“I have to concentrate pretty hard on a stiff straight face because these recruits are obviously scared as hell on their first charge and I can’t get over the fact that it’s not me in their boots.”
As we’ll see , the beginning of October ’52 was rich in events. One of the highlights of that month was the attendance of Major-General A.B. Perry, No. 13 of the original class of 18, at a memorial service held at RMC during a weekend that would also see the largest parade in the college’s history, parade which would be reviewed by Brig. J.M. Rockingham.
It was a long sleepy day for the 4 above mentioned cadets – too much weekend. Pete Chisholm + I hold our first orderly room cases. I have to concentrate pretty hard on a stiff straight face because these recruits are obviously scared as hell on their first charge and I can’t get over the fact that it’s not me in their boots. All our recruits are pretty keen with three or four exceptions.
2 Oct 52
Another wing drill parade after classes. We have only had two now and badly need drill for the opening ceremonial parade. The worst flight from the standpoint of spirit, will to make a good show, or whatever you want to call it, is the third year flight. They’ve had little or no drill all summer I suppose, little responsibility on parade. Recruits have what they lack but just haven’t got the drill experience.
3 Oct 52
With the arrival of the RCR Band, we have realized that tomorrow is really going to be the opening day. The “dress rehearsal” after classes showed that we could stand a lot of improvement. Mr. Coggins was there too in his inimitable way. His wife who we all know has been a helpless invalid for years now died two days ago and her funeral was yesterday. I’m sure he’ll lose something of that strained look he used to have at times. After the parade I got a working party of recruits and we started putting down the lines on the rugby field. By 1900 it was pretty dark so we stopped.

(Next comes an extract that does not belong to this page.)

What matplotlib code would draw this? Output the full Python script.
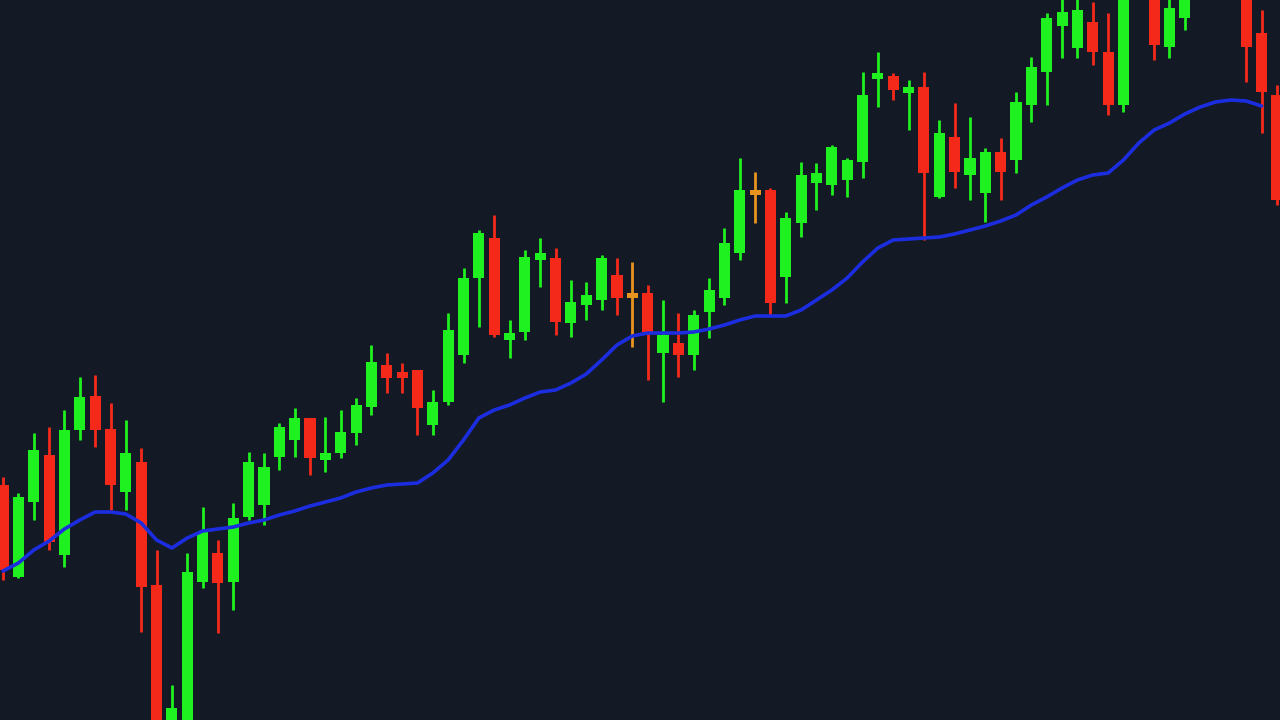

This morning early we found that some of the lines we put down last night were in the wrong places and some terribly curved. So the lime had to be whisked away with brooms. We finally got the field well laid out. Parade was at 1100, a two hour one. Tony Hampson made several slips, but it’s his first big parade. The whole show was much better than yesterday’s practice. Brig. Rockingham had muttered an “inspiring” address after the prize giving. He cuts quite a swath with his long crooked cane. Mother & Dad arrived in time to see the parade and came out for the rugby game with McGill Indians in the afternoon. There was a tremendous wind blowing which our team took advantage of to win 21-2. Donny played a very good game and no doubt will go to Halifax. We had dinner at the Fort Henry Hotel with Mr. & Mrs. McDougall and then Dad wanted to see Don so we came back to the College & I buzzed off to our class wiener roast. It’s really been a full day!
5 Oct 52
Church parade this morning was very good – Col. Bannister gave one of the best sermons I’ve ever heard him preach – on intolerance. The ex-cadets fell in and marched up to the arch with perhaps 30 from the class of ’52 at the extreme end of the column. Then Fritz, Rev & I went in for a feast at McDougall’s where we gorged ourselves. Tonight we saw some shots from the movie they were making here last year. It was so badly cut there was no continuity or story and a lot of the part remaining was pretty horrible.